O jovem rei, que assumiria o cargo em 1568 aos 14 anos, crescera convencido de que estava destinado a realizar grandes proezas como rei e em nome da cristandade. Ele advogava uma cruzada católica contra os mouros, e iniciou imediatamente preparativos para tal campanha. Ele próprio havia aceitado prontamente um pedido do Papa para uma cruzada contra os turcos no oriente (ele já havia mesmo articulado uma estratégia com seus aliados persas para um ataque em duas frentes), mas acabou sendo dissuadido com muito esforço. No entanto, por conta própria, acompanhado apenas por alguns fidalgos e poucos soldados, e sem qualquer planejamento, Sebastião navegou secretamente até as cidades marroquinas de Ceuta e Tânger (possessões portuguesas na época), com o espírito de usá-las como ponte para conquistar o país, fosse como fosse. Em Tânger, as defesas marroquinas, à visão do rei de Portugal em pessoa, recuaram pensando que ele estivesse acompanhado de um exército. Sebastião regressou frustrado, com a ideia fixa de conquistar o Marrocos. Contudo, para esta causa não encontrou apoio - Filipe II, rei da Espanha e seu primo, em conferência privada, não só não quis participar da campanha, como preferiu adiar o casamento de uma de suas filhas com o rei português, com medo de que ele realmente seguisse seu plano e a deixasse viúva.

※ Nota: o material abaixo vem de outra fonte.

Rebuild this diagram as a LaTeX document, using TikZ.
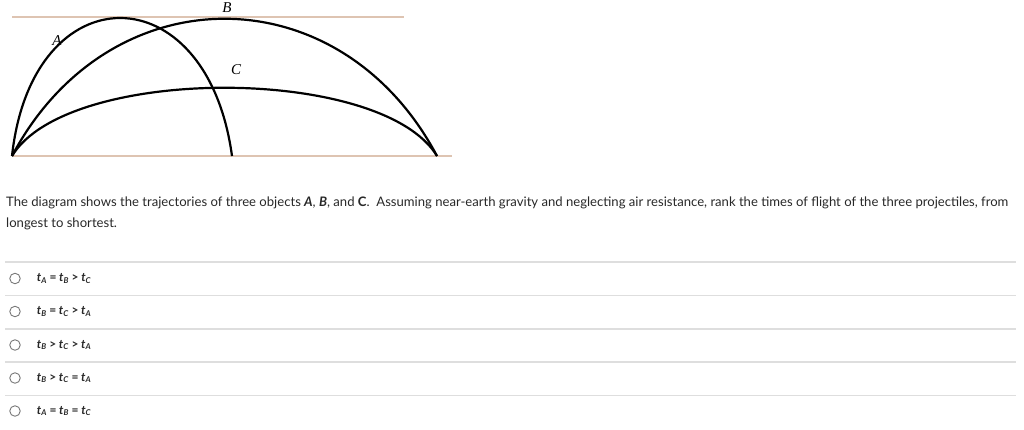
\documentclass[tikz,border=0pt]{standalone}
\usepackage{fontspec}
\setmainfont{Lato}
\newfontfamily\labelfont{Liberation Serif}
\usetikzlibrary{positioning}

\definecolor{groundtan}{RGB}{222,196,178}
\definecolor{rulegray}{RGB}{222,222,222}
\definecolor{radiogray}{RGB}{120,120,120}
\definecolor{inktext}{RGB}{40,40,40}

\newcommand{\tof}[1]{\textit{t}\textsubscript{\textit{#1}}}
\newcommand{\rel}[1]{\hspace{0.22em}#1\hspace{0.22em}}

\begin{document}
\begin{tikzpicture}[
    x=1pt, y=-1pt,
    level/.style={draw=groundtan, line width=1.3pt},
    trajectory/.style={draw=black, line width=2.2pt},
    tag/.style={font=\labelfont\itshape\fontsize{15}{15}\selectfont, inner sep=0pt},
    question/.style={font=\fontsize{13.1}{15}\selectfont, text=inktext, inner sep=0pt, anchor=base west},
    divider/.style={draw=rulegray, line width=1.2pt},
    radio/.style={circle, draw=radiogray, line width=0.9pt, minimum size=10.5pt, inner sep=0pt},
    choice/.style={font=\fontsize{12}{14}\selectfont\bfseries, text=inktext, inner sep=0pt}
]
\useasboundingbox (0,0) rectangle (1024,429);

% Reference levels
\coordinate (topL) at (12,17);
\coordinate (topR) at (404,17);
\coordinate (launch) at (12,156);
\coordinate (groundR) at (452,156);
\draw[level] (topL) -- (topR);
\draw[level] (launch) -- (groundR);

% Trajectories
\coordinate (landA) at (232,156);
\coordinate (landB) at (437,156);
\draw[trajectory] (launch) .. controls (32,-28) and (207,-28) .. (landA);
\draw[trajectory] (launch) .. controls (109,-27) and (340,-27) .. (landB);
\draw[trajectory] (launch) .. controls (67,65) and (382,65) .. (landB);

% Labels
\node[tag] (labA) at (57,41) {A};
\node[tag] (labB) at (227,8) {B};
\node[tag] (labC) at (236,70) {C};

% Question
\node[question] (q1) at (6,206.5) {The diagram shows the trajectories of three objects \textbf{\textit{A}}, \textbf{\textit{B}}, and \textbf{C}.\ \ Assuming near-earth gravity and neglecting air resistance, rank the times of flight of the three projectiles, from};
\node[question] (q2) at (6,227) {longest to shortest.};

% Choices
\coordinate (divL1) at (5,262);   \coordinate (divR1) at (1016,262);
\coordinate (divL2) at (5,295.5); \coordinate (divR2) at (1016,295.5);
\coordinate (divL3) at (5,329);   \coordinate (divR3) at (1016,329);
\coordinate (divL4) at (5,362);   \coordinate (divR4) at (1016,362);
\coordinate (divL5) at (5,395.5); \coordinate (divR5) at (1016,395.5);
\draw[divider] (divL1) -- (divR1);
\draw[divider] (divL2) -- (divR2);
\draw[divider] (divL3) -- (divR3);
\draw[divider] (divL4) -- (divR4);
\draw[divider] (divL5) -- (divR5);

\node[radio] (r1) at (15,278.5) {};
\node[choice, right=16pt of r1] (c1) {\tof{A}\rel{=}\tof{B}\rel{>}\tof{C}};
\node[radio] (r2) at (15,311.5) {};
\node[choice, right=16pt of r2] (c2) {\tof{B}\rel{=}\tof{C}\rel{>}\tof{A}};
\node[radio] (r3) at (15,345) {};
\node[choice, right=16pt of r3] (c3) {\tof{B}\rel{>}\tof{C}\rel{>}\tof{A}};
\node[radio] (r4) at (15,378) {};
\node[choice, right=16pt of r4] (c4) {\tof{B}\rel{>}\tof{C}\rel{=}\tof{A}};
\node[radio] (r5) at (15,411) {};
\node[choice, right=16pt of r5] (c5) {\tof{A}\rel{=}\tof{B}\rel{=}\tof{C}};

\end{tikzpicture}
\end{document}
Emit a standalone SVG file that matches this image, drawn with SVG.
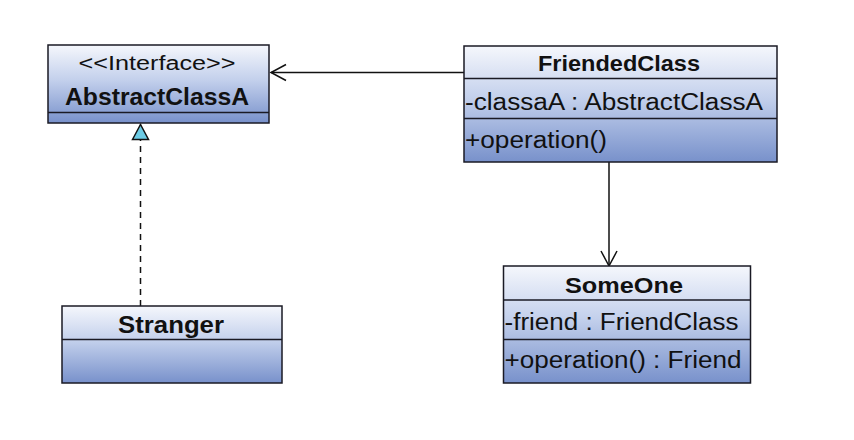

Por fim, em 1576, o sultão Mulei Mohammed (o mesmo comandante do cerco a Mazagão) foi deposto por seu tio, com apoio de um exército turco, e fez um pedido de ajuda a Dom Sebastião, prometendo-lhe mais concessões de terras no seu país, entregando-lhe, de pronto, a fortaleza de Arzila, que o rei anterior, João III, abandonara. Foi o pretexto para o rei português lançar sua tão sonhada cruzada que vinha preparando havia pelo menos 10 anos - a despeito da reação negativa de toda sua côrte, seus ministros, do clero, e de sua avó. Suas reuniões com ministros, contudo, não eram sobre a viabilidade de uma expedição ao Marrocos, mas para resolver os detalhes de como realizá-la de maneira eficiente.

Dom Sebastião partiu à frente de uma grande frota, com mais de 23 mil soldados (12 mil portugueses, os demais estrangeiros comandados por amigos seus e mercenários) e 40 peças de artilharia. O exército desembarcou em Tânger, onde juntou-se a Mohammed e 6 mil mouros, e seguiu por terra, passando por Arzila, em direção a Alcácer Quibir. A costa marroquina é árida, e a marcha por terra desgastou as tropas. De fato, Sebastião não se dera ao trabalho de dar ouvidos aos conselhos do aliado marroquino, e não fazia sequer ideia do tamanho do exército do seu inimigo, o sultão Mulei el-Malek. Perto de Alcácer Quibir, el-Malek surgiu um exército pelo menos duas vezes maior. Embora conseguisse avançar pelo centro, as linhas portuguesas foram cercadas pelos flancos pela numerosa cavalaria moura, e em 4 horas a batalha terminou com metade do exército português morto, e a outra metade capturada (cujos resgates custaram a ruína econômica da coroa portuguesa). Mulei el-Malek, que estava doente, morreu enquanto tentava montar seu cavalo. Mulei Mohammed se afogou enquanto tentava fugir cruzando o rio. Já Dom Sebastião foi visto pela última vez com seus amigos avançando com a espada em punho em direção ao inimigo.

Cerca de 100 sobreviventes conseguiram regressar a Portugal. Nenhum deles, nem os soldados resgatados posteriormente, contudo, produziu algum relato confiável do paradeiro de Dom Sebastião. Seu desaparecimento deixou o trono português vago, pois não tinha filhos (seria sucedido pelo velho cardeal Henrique, antes de passar para Filipe II da Espanha, que promoveria a União Ibérica). Logo se espalhou o boato, na própria côrte, de que Sebastião estava vivo e retornaria para governar o país. Mesmo que isso demorasse, o boato, transformado em mito, se tornou um motivo nacionalista na população durante a União Ibérica (embora Filipe tenha tentado mitigar o movimento alegando ter recebido dos marroquinos os restos mortais de Sebastião e os enterrado no Mosteiro dos Jerônimos, em Lisboa). Os trovadores João de Castro e Gonçalo Annes Bandarra deram ares místicos ao retorno de Sebastião, como a profetização de um Messias. O personagem tomou contornos similares aos do Rei Arthur, o rei-herói que deixou a Inglaterra para a misteriosa ilha de Avalon, mas voltaria para salvar seu país. No fim da União Ibérica, quando João de Bragança aparecia como o favorito ao trono português, era corrente a crença de que ele lutaria com Dom Sebastião ao seu lado para livrar Portugal do domínio espanhol (se tornando efetivamente Dom João IV). Dom Sebastião seguiu até pelo menos o século XX como um símbolo patriótico português, presente na literatura e na música. No Brasil, o mito de que Dom Sebastião retornaria para reclamar a coroa inspirou os movimentos populares de Canudos (Antonio Conselheiro via na monarquia brasileira, a única forma de governo legítima pela vontade divina, e que Dom Sebastião viria para restaurá-la) e do Contestado (corria a lenda de que Dom Sebastião lutava entre os revoltosos). Mais recentemente, o mito de Dom Sebastião foi evocado na novela brasileira Mandacaru, como figura que legitima a pretensão meio louca do cangaceiro Zebedeu a tornar-se rei da cidade de Jatobá.